Barış Terkoğlu’nun bugün Cumhuriyet’te yer alan “İmamoğlu’nu ortadan kaldırmaya hazırlanıyorlar” başlıklı yazısının bir bölümü şöyle:
Davaya bakan 7. Asliye Ceza Mahkemesi’nin hâkimi Hüseyin Zengin, Haziran 2022’de, yaz kararnamesiyle, Samsun’a gönderilmişti. Yerine aynı adliyeden bir başka hâkim getirilmişti. Zengin, İstanbul’da, sadece bir yıldır görev yapıyordu. Bu yer değişikliği olağandışı görünüyordu.
Zira İstanbul, yargı atamalarında birinci bölge. Görev süresi de 8 yıl. “Hâkimler ve Cumhuriyet Savcıları Hakkında Uygulanacak Atama ve Nakil Yönetmeliği”nin 7. maddesine göre, bazı şartlarda bu yer değişikliği olabiliyor. O durumlar şöyle sıralanmış:
– Bulundukları yerde kendi kusurları olmaksızın herhangi bir nedenle hâkimlik ve Cumhuriyet savcılığının gerektirdiği onur ve tarafsızlık içerisinde görev yapamayacağı veya bulunduğu yerde kalması mesleğin nüfuz ve itibarını sarsacağı anlaşılanlar,
– Görev yerlerindeki işlerin çokluğuna ve çeşidine göre gereken sürat ve başarıyı gösteremedikleri soruşturma ve belgelerle anlaşılanlar,
– Haklarında Hâkimler ve Savcılar Kanunu gereğince yer değiştirme cezası verilenler.
Hâkim neler anlatıyor
Eşi hamile olan Hüseyin Zengin de durumdan rahatsız olmuş olacak ki HSK’ye itiraz etti.

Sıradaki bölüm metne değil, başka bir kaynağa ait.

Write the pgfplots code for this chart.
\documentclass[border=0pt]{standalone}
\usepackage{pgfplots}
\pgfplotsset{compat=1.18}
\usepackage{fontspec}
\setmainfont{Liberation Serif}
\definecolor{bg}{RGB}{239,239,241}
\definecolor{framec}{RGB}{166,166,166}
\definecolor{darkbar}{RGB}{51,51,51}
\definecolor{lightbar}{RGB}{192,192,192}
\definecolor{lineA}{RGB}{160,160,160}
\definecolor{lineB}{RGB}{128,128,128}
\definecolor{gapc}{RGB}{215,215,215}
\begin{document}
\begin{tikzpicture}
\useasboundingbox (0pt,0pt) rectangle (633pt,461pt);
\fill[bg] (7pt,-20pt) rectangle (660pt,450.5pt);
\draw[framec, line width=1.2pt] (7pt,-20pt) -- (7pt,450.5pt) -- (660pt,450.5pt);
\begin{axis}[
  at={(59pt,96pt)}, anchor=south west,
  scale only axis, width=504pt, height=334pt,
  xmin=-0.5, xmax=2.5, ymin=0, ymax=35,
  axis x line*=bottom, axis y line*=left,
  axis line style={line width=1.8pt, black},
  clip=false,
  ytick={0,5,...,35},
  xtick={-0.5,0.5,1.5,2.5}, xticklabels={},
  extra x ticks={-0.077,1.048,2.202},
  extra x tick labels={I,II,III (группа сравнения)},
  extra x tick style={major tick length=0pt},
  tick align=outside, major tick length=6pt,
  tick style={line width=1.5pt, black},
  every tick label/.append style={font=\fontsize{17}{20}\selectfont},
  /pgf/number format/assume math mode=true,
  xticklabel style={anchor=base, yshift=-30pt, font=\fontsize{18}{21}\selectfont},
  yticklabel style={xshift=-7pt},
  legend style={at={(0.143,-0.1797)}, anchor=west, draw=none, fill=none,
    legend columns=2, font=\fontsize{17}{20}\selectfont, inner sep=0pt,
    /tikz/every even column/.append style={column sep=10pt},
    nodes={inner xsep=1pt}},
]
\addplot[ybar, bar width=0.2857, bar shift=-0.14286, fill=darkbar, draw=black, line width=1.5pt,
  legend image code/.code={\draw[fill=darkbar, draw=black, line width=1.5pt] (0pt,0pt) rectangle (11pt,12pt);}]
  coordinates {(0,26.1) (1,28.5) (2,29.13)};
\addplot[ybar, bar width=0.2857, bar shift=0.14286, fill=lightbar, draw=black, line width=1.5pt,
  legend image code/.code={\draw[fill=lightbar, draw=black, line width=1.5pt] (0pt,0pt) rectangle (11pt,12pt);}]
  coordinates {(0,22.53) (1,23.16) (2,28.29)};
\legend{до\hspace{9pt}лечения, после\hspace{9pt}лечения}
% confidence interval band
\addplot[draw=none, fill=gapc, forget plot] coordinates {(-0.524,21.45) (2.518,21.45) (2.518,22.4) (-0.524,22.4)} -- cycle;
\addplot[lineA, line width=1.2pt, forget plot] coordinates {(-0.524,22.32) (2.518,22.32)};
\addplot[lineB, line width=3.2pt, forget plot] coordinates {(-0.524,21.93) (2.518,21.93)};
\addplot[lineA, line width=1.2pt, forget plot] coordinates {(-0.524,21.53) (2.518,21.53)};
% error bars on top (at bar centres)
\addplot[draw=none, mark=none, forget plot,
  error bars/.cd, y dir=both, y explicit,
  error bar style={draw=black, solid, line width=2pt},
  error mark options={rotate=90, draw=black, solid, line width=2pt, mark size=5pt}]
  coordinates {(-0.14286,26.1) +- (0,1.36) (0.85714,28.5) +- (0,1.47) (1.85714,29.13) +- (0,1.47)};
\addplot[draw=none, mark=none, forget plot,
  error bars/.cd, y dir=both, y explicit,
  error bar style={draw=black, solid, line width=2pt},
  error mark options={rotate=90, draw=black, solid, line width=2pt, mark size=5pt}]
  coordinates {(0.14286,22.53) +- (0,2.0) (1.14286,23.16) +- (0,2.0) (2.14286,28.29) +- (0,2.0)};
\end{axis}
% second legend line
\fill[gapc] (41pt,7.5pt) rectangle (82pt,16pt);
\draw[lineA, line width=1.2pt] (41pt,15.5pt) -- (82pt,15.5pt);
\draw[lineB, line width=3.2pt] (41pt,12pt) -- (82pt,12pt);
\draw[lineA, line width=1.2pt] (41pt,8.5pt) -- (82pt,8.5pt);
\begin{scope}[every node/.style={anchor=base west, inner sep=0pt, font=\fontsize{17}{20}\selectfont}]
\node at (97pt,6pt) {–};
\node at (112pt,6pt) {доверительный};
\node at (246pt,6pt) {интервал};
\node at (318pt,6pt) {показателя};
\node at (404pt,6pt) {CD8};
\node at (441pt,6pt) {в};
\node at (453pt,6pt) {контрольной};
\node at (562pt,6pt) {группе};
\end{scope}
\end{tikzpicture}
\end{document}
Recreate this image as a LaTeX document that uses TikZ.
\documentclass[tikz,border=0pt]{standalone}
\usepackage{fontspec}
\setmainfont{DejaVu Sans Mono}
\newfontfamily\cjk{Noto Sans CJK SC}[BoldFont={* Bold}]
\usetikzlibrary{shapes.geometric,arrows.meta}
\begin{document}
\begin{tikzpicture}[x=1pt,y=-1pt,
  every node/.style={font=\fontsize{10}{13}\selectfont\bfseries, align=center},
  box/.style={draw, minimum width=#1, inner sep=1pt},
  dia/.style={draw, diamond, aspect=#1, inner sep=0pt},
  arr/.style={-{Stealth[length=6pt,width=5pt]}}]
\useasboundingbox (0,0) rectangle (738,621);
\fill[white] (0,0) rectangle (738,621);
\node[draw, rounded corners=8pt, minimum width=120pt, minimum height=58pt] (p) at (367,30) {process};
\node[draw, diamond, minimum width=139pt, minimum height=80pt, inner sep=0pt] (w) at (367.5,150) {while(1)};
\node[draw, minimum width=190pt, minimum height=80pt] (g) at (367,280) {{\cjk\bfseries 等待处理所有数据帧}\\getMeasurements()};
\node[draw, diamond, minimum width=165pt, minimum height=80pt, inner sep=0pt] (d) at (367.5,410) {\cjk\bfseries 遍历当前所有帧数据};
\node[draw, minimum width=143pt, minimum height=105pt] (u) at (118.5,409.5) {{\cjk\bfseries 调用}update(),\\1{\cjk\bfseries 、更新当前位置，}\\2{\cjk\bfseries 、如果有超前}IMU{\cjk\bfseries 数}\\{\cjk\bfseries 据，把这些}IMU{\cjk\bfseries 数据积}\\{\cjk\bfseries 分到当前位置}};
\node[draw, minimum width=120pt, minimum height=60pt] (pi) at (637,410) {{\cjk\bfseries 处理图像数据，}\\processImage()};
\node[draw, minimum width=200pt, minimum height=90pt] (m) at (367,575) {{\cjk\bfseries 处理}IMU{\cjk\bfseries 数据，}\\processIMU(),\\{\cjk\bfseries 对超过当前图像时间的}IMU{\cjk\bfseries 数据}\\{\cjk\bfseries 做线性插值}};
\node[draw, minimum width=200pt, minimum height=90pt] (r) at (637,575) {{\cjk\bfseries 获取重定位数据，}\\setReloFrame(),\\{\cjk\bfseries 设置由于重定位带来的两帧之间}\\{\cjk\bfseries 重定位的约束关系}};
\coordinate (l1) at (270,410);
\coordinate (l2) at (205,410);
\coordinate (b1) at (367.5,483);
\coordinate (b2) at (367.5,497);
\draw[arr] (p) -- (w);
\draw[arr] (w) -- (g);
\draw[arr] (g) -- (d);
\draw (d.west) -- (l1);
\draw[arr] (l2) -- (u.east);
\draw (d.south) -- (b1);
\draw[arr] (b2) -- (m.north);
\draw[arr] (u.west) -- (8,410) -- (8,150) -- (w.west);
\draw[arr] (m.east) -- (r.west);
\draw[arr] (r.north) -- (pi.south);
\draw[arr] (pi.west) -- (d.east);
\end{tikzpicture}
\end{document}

Zira hiçbir gerekçe bu atamayı karşılamıyordu. Hadi birinci sebep gösterilse, bunun için bile somut delillerin olması gerekiyordu.
Zengin’in, güvendiği kimi hâkim ve savcılara neler anlattığını öğrendim. Şunları söylüyordu:
“Ben de hükümete destek veriyorum. Hatta eşim, hükümetin desteklediği 2 No’lu Baro’da çalışıyor. Ancak ben hâkimim. Tarafsızlığımı korumak zorundayım. Buna rağmen bazı savcılar aracılığıyla, İmamoğlu’na iki yıldan fazla ceza vererek, onu siyasi yasaklı hale getirmem telkin edildi. Bu suçlara ilişkin daha önce verilmiş kararları inceledim. Vicdani olarak, böyle bir cezanın adaletsiz olacağını gördüm. İmamoğlu hakkında, asgari sınırdan ceza verip, hükmün açıklamasını ertelemenin en doğrusu olacağına karar verdim. Bunu birkaç kişiye de söyledim. Durumdan haberdar olan ve adliyeyi yöneten bir isim, hükümetle görüşerek atamamı yaptırdı.”

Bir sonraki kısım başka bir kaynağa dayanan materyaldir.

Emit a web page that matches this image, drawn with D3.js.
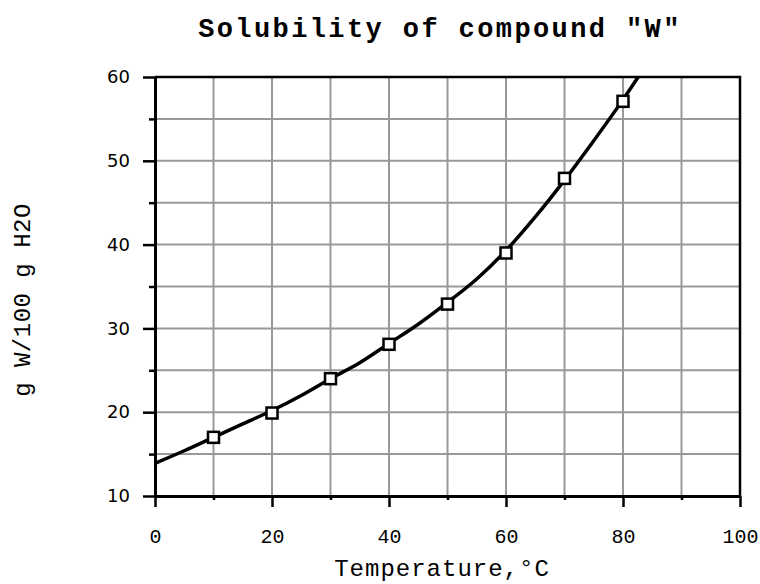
<!DOCTYPE html>
<html>
<head>
<meta charset="utf-8">
<script src="https://cdn.jsdelivr.net/npm/d3@7"></script>
<style>
  body { margin: 0; background: #fff; }
</style>
</head>
<body>
<svg id="chart" width="760" height="584"></svg>
<script>
// Measured points (temperature, g W / 100 g H2O)
const pointT = [10, 20, 30, 40, 50, 60, 70, 80];
const pointY = [17.0, 19.9, 24.0, 28.1, 32.9, 39.0, 47.9, 57.1];

// Fitted curve
const curveT = [0, 5, 10, 15, 20, 25, 30, 35, 40, 45, 50, 55, 60, 65, 70, 75, 80, 82.6];
const curveY = [13.9, 15.4, 17.0, 18.6, 20.2, 22.0, 24.0, 25.9, 28.2, 30.5, 33.1, 35.9, 39.3, 43.3, 47.7, 52.4, 57.3, 60.0];

const xTicks = [0, 20, 40, 60, 80, 100];
const xMinor = [10, 30, 50, 70, 90];
const yTicks = [10, 20, 30, 40, 50, 60];
const yMinor = [15, 25, 35, 45, 55];

const svg = d3.select("#chart");
const plotL = 155, plotR = 740, plotT = 77, plotB = 496;

const x = d3.scaleLinear().domain([0, 100]).range([plotL, plotR]);
const y = d3.scaleLinear().domain([10, 60]).range([plotB, plotT]);

// Grid lines
const grid = svg.append("g").attr("stroke", "#999").attr("stroke-width", 2);
grid.selectAll(".gx")
  .data(d3.range(10, 100, 10))
  .enter().append("line")
  .attr("x1", d => x(d)).attr("x2", d => x(d))
  .attr("y1", plotT).attr("y2", plotB);
grid.selectAll(".gy")
  .data(d3.range(15, 60, 5))
  .enter().append("line")
  .attr("x1", plotL).attr("x2", plotR)
  .attr("y1", d => y(d)).attr("y2", d => y(d));

// Frame: top and right
svg.append("path")
  .attr("d", `M${plotL},${plotT}H${plotR}V${plotB}`)
  .attr("fill", "none").attr("stroke", "#000").attr("stroke-width", 2.5);

// X axis
const xAxis = svg.append("g").attr("transform", `translate(0,${plotB})`)
  .call(d3.axisBottom(x).tickValues(xTicks).tickSize(11).tickSizeOuter(0).tickFormat(d3.format("d")));
svg.append("g").attr("transform", `translate(0,${plotB})`)
  .call(d3.axisBottom(x).tickValues(xMinor).tickSize(4).tickSizeOuter(0).tickFormat(""))
  .call(g => g.select(".domain").remove());

// Y axis
const yAxis = svg.append("g").attr("transform", `translate(${plotL},0)`)
  .call(d3.axisLeft(y).tickValues(yTicks).tickSize(12).tickSizeOuter(0).tickFormat(d3.format("d")));
svg.append("g").attr("transform", `translate(${plotL},0)`)
  .call(d3.axisLeft(y).tickValues(yMinor).tickSize(6).tickSizeOuter(0).tickFormat(""))
  .call(g => g.select(".domain").remove());

svg.selectAll(".domain").attr("stroke", "#000").attr("stroke-width", 3);
svg.selectAll(".tick line").attr("stroke", "#000").attr("stroke-width", 2.5);

xAxis.selectAll("text")
  .attr("font-family", "'Liberation Mono', monospace")
  .attr("font-size", 20).attr("fill", "#000")
  .attr("dy", null).attr("y", 47);

yAxis.selectAll("text")
  .attr("font-family", "'DejaVu Sans', sans-serif")
  .attr("font-size", 18).attr("fill", "#000")
  .attr("x", -25);

// Curve
const line = d3.line()
  .x((d, i) => x(curveT[i]))
  .y(d => y(d))
  .curve(d3.curveMonotoneX);

svg.append("path")
  .datum(curveY)
  .attr("d", line)
  .attr("fill", "none")
  .attr("stroke", "#000")
  .attr("stroke-width", 3.5);

// Markers
svg.selectAll(".pt")
  .data(pointY)
  .enter().append("rect")
  .attr("x", (d, i) => x(pointT[i]) - 5.5)
  .attr("y", d => y(d) - 5.5)
  .attr("width", 11).attr("height", 11)
  .attr("fill", "#fff")
  .attr("stroke", "#000")
  .attr("stroke-width", 2.5);

// Title and axis labels
svg.append("text")
  .attr("x", 440).attr("y", 37)
  .attr("text-anchor", "middle")
  .attr("font-family", "'Liberation Mono', monospace")
  .attr("font-weight", "bold")
  .attr("font-size", 27)
  .attr("letter-spacing", 2.4)
  .text('Solubility of compound "W"');

svg.append("text")
  .attr("x", 442).attr("y", 576)
  .attr("text-anchor", "middle")
  .attr("font-family", "'Liberation Mono', monospace")
  .attr("font-size", 24)
  .attr("letter-spacing", 1)
  .text("Temperature,°C");

svg.append("text")
  .attr("transform", "translate(30,300) rotate(-90)")
  .attr("text-anchor", "middle")
  .attr("font-family", "'Liberation Mono', monospace")
  .attr("font-size", 24)
  .attr("letter-spacing", 0.5)
  .text("g W/100 g H2O");
</script>
</body>
</html>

Zengin’in adını verdiği ismi, hukuki nedenlerle yazmıyorum…
Yargıya işletilen cinayet
Peki planlanan ne?
Hâkim Zengin’in kabul etmediği senaryoyu da anlatayım:
– İmamoğlu’na hapis cezası verilmesi, cezanın çabuklukla kesinleştirilmesi,
– Ardından TCK’nin 53. maddesine dayanarak İmamoğlu’nun seçme ve seçilme hakkından yoksun bırakılması, infaz tamamlanıncaya kadar milletvekili, belediye başkanı ve parti yöneticisi olamaması,
– Nihayetinde hem İBB’nin muhalefetten alınması hem de İmamoğlu’nun siyasetten tasfiye edilmesi.
Yeni göreve getirilen hâkim, Hüseyin Zengin’in kabul etmediği şartları kabul ederek mi göreve geldi, bilmiyorum. Ancak hâkimlerin siyasi cinayet işlediği bu senaryoda, muhalefetin rıza göstermekten daha fazla yapabilecekleri var. En basiti, HSK’de Millet İttifakı’nın üç üyesi var. Bu yazı bile, konu üzerine müfettiş görevlendirilmesi için gerekçe yapılabilir. İddiaları inceleyen müfettişler, sürecin tüm aktörleri ile görüşebilir. Belki de Hâkim Zengin, her şeyi yalanlayan bir açıklama yapar! Yine de yaşananlar kamuoyu ile paylaşılarak, hazırlanan kumpas bozulmaya çalışılabilir.